There are three main paradigms of international relations theory: realism, liberalism, and constructivism. Realism states that all states are driven to act in their own best interests in unchangeable world of anarchy, requiring a large military at times to maintain security (Bova 8-19). Liberalism states that global cooperation and movement past realism is possible through three main ways- international institutions, commerce between states, and the spread of republics less likely to sway towards war (Bova 19-22). Constructivism states that although states tend towards power-seeking opportunities, the anarchy of international relations does not necessitate such behaviors and furthermore, new norms and non-state actors such as transnational organizations and individuals also play a part in whether states follow a realist path of action or not (Bova 24-26). These paradigms are used to understand behaviors and interactions between actors in the international arena. Thus members of each paradigm have a different take on how global politics will play out in regards to global climate change. Dr. Russell Bova, in his textbook “How the World Works,” writes “in short, for realists, the expectation that global environmental crisis will lead to cooperative responses is both naïve and contrary to the record of human history” (249-50).
Efforts thus far in governing global climate change include, among other things, forming the UNFCCC and the Kyoto Protocol, and hopefully soon, a new mitigation agreement to replace the Kyoto Protocol in COP21 in Paris in 2015. However, these are not the only methods by which states and other parties in the world address climate change. Other efforts include private encouragement of sustainable, renewable energy development (Held, Roger, Nag 19), sub-national government efforts like carbon trading within individual U.S. states, and NAMAs, or National Appropriate Mitigation Action. Evidence from efforts to govern global climate change do not support this realist view, and in fact, none of the above paradigms perfectly explain the global climate change international responses and governance. Nevertheless, liberalism best describes the recent history in global climate change governance while constructivism describes the near future of global climate change governance.
Nation-states and interstate governance is only one facet of addressing global climate change. Any paradigm focusing on states as the main/only actor in international relations ignores some of the most important actors global climate change governance. Thus, realism which argues nation-states are the only actors in the international relations arena fail to acknowledge key actors in global climate change governance and thus do not explain current trends in global governance. Liberalism proves more hopeful in terms of its acknowledgement of non-state actors, as exemplified by institutional liberalism. Institutional liberalism looks to the formation of formal international governance bodies and laws to turn the world away from a realist fate. Such institutions include the UNFCCC and Kyoto Protocol. However, as Bulkeley and Newell point out in their introduction, the multi-scale, multi-actor nature of global climate change problems requires a “shift away from the position that the nation-state is the only or necessarily most important unit of climate politics” (4).

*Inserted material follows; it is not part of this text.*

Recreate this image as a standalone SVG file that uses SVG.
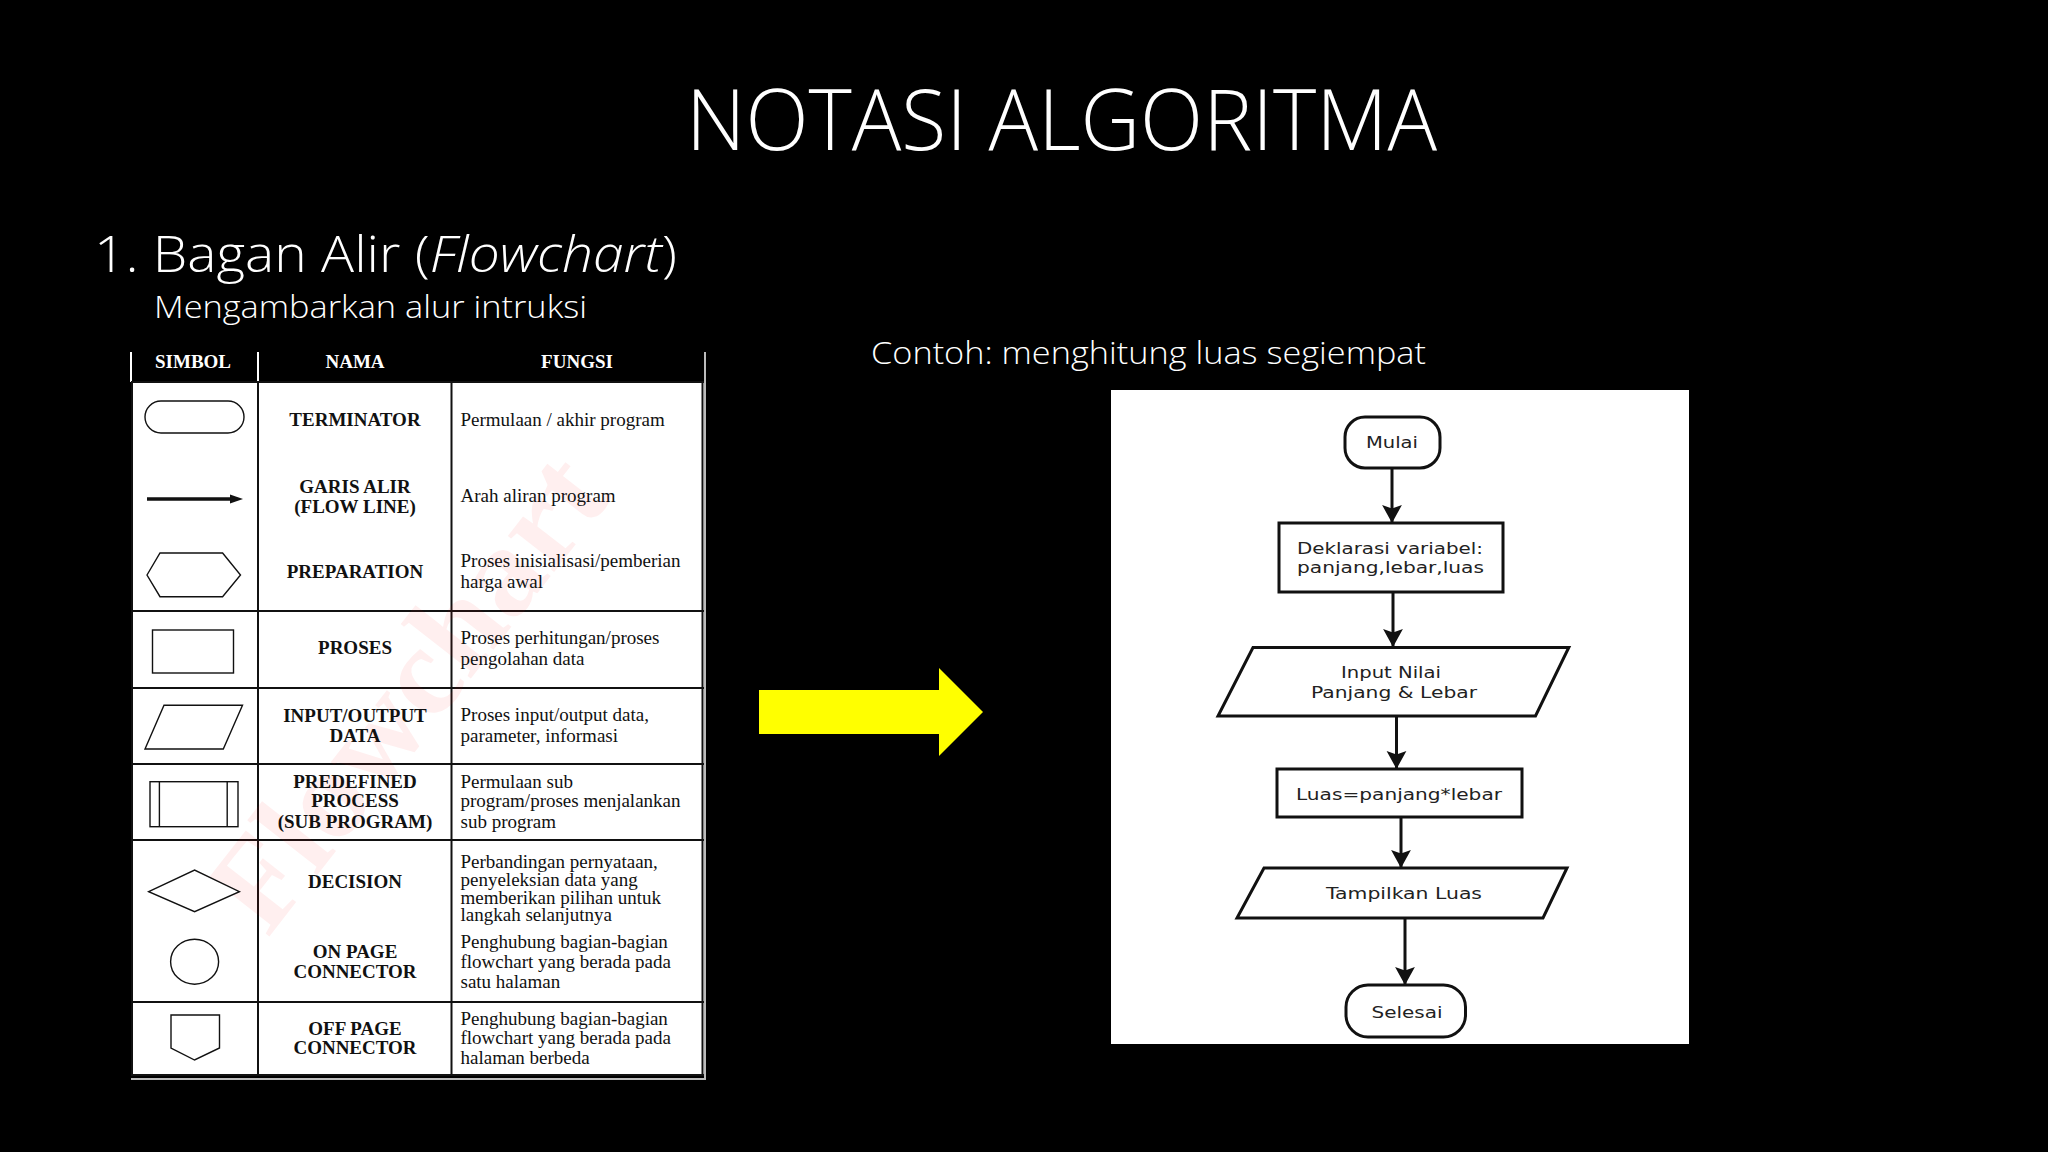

Thus the institutions that liberalists propose still do not align with newer attempts to govern global climate change including non-state actors. Looking backwards, liberal institutionalism explains the Kyoto protocol and UNFCCC but fails to explain what the future might hold if politics are to go down the path Bulkeley and Newell suggest.

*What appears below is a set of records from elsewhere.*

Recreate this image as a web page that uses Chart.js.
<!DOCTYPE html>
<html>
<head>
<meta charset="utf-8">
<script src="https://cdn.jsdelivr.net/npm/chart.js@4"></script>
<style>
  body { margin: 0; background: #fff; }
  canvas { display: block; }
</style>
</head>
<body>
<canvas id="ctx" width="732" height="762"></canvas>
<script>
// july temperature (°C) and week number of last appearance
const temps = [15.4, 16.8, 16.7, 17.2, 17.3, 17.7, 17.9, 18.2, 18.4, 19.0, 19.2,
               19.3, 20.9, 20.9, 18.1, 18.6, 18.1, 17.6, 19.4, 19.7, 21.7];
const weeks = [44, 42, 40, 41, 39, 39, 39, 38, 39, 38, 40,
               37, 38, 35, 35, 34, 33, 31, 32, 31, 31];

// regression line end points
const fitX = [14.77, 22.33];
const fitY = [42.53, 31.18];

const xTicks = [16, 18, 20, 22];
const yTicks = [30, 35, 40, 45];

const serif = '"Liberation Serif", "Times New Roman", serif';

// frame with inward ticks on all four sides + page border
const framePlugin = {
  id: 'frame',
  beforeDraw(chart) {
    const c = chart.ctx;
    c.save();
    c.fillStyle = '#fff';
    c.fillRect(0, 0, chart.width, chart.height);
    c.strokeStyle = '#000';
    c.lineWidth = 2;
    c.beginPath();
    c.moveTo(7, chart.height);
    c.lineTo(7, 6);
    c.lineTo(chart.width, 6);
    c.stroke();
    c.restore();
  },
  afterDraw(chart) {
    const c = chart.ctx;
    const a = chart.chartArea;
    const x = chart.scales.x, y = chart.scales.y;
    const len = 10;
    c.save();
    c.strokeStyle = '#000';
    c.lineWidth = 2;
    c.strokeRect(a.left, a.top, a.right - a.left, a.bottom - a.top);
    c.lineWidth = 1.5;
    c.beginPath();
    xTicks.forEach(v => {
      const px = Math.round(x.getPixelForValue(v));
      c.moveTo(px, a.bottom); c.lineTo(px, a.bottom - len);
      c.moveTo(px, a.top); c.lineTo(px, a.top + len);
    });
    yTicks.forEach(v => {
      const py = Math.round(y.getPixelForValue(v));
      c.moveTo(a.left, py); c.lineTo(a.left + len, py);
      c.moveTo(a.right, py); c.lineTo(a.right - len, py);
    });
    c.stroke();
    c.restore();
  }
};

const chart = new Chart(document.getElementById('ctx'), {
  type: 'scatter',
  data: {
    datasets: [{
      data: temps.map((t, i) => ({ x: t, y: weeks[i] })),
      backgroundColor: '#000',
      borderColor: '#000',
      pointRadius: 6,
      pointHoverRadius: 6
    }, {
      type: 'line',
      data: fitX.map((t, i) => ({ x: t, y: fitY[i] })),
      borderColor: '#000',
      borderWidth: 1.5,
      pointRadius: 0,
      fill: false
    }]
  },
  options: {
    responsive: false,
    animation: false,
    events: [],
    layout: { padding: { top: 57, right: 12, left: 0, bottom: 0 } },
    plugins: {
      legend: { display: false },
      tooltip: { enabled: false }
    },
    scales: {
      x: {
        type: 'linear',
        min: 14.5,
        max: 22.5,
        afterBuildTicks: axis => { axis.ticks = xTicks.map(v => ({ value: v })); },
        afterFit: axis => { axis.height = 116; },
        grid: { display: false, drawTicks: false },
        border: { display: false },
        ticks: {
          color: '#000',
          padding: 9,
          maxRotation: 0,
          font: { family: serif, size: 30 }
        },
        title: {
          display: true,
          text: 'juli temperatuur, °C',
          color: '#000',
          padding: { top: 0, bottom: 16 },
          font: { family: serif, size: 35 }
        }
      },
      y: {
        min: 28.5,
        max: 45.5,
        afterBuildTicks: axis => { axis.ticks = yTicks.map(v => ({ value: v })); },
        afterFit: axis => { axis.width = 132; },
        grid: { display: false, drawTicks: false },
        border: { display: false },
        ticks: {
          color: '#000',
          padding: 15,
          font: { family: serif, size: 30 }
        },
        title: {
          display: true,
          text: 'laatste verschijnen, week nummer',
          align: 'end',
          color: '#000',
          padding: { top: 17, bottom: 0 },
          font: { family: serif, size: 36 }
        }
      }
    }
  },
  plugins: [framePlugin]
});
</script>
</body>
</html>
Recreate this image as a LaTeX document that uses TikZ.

Lastly, constructivism may be the most promising paradigm to explain current attempts at global climate change governance as it touches on the need for inclusion of non-state and transnational actors as they promote ideas which promote moving away from realist state behavior. The key to constructivism is that it does not require a structural change such as international law to govern a state’s behavior away from realist tendencies (Bova 27). Therefore, it offers a third option to addressing climate change on a global level besides institutionalism (liberalism) and war (realism). Because constructivism does not require a state-centered governance structure, it falls along the line of Bulkeley and Newell’s thinking that future politics will move past state-centered governance structure as more and more types of actors hold important parts in mitigation and adaptation efforts.
Realism developed to explain countries’ actions in post WWII and Cold War politics (Bova 8) and has lost its relevance as issues like climate change require a cooperative multi-level, multi actors approach to solve the problem. Consequently, the newest paradigm of constructivism, best explains why global governance regarding climate change is going towards a less state-centric approach. Wide-scoped problems call for wide-scoped responses as is reflected in a turn to the constructivist approach to global governance problems.
Bova, Russell. How the World Works. Longman Publishing, 2011. Print.
Bulkeley, Harriet, and Peter Newell. Governing Climate Change. New York: Routledge, 2010. Print.
Held, David, Charles Roger, and Eva-Maria Nag, eds. “Editors’ Introduction: Climate Governance in the Developing World.” Climate Governance in the Developing World. Malden: Polity Press, 2013. 1-25. Print.